§ **Direction**
Transcribe the listing verbatim. Do not carry over any pictures.

§ **Available data**
++++++

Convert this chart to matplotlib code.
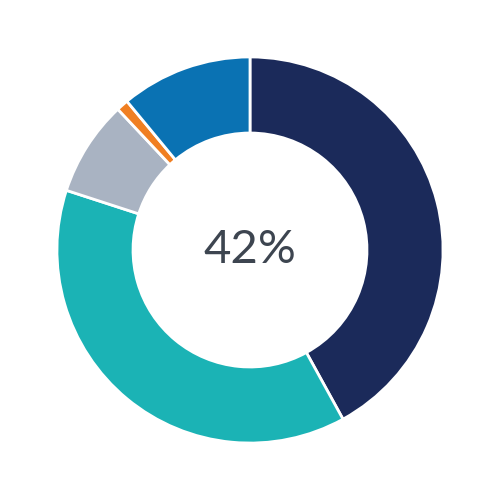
import matplotlib.pyplot as plt

labels = ['Navy', 'Teal', 'Gray', 'Orange', 'Blue']
values = [42, 38, 8, 1, 11]
colors = ['#1b2a5a', '#1bb3b5', '#a9b3c2', '#f07f22', '#0a72b3']
center_label = '42%'

fig = plt.figure(figsize=(5, 5), dpi=100)
ax = fig.add_axes([0, 0, 1, 1])
ax.pie(values, colors=colors, startangle=90, counterclock=False,
       radius=1.0,
       wedgeprops=dict(width=0.394, edgecolor='white', linewidth=2))
ax.text(0, 0.0, center_label, ha='center', va='center', fontsize=34,
        color='#3d4550', family=['Lato', 'DejaVu Sans'], fontweight='normal')
ax.set_xlim(-1.295, 1.295)
ax.set_ylim(-1.295, 1.295)
ax.set_aspect('equal')
ax.axis('off')
fig.savefig('out.png', dpi=100, facecolor='white')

++++++

§ **Response for this exercise**
Convert this chart to matplotlib code.
import matplotlib.pyplot as plt

labels = ['Navy', 'Teal', 'Gray', 'Orange', 'Blue']
values = [42, 38, 8, 1, 11]
colors = ['#1b2a5a', '#1bb3b5', '#a9b3c2', '#f07f22', '#0a72b3']
center_label = '42%'

fig = plt.figure(figsize=(5, 5), dpi=100)
ax = fig.add_axes([0, 0, 1, 1])
ax.pie(values, colors=colors, startangle=90, counterclock=False,
       radius=1.0,
       wedgeprops=dict(width=0.394, edgecolor='white', linewidth=2))
ax.text(0, 0.0, center_label, ha='center', va='center', fontsize=34,
        color='#3d4550', family=['Lato', 'DejaVu Sans'], fontweight='normal')
ax.set_xlim(-1.295, 1.295)
ax.set_ylim(-1.295, 1.295)
ax.set_aspect('equal')
ax.axis('off')
fig.savefig('out.png', dpi=100, facecolor='white')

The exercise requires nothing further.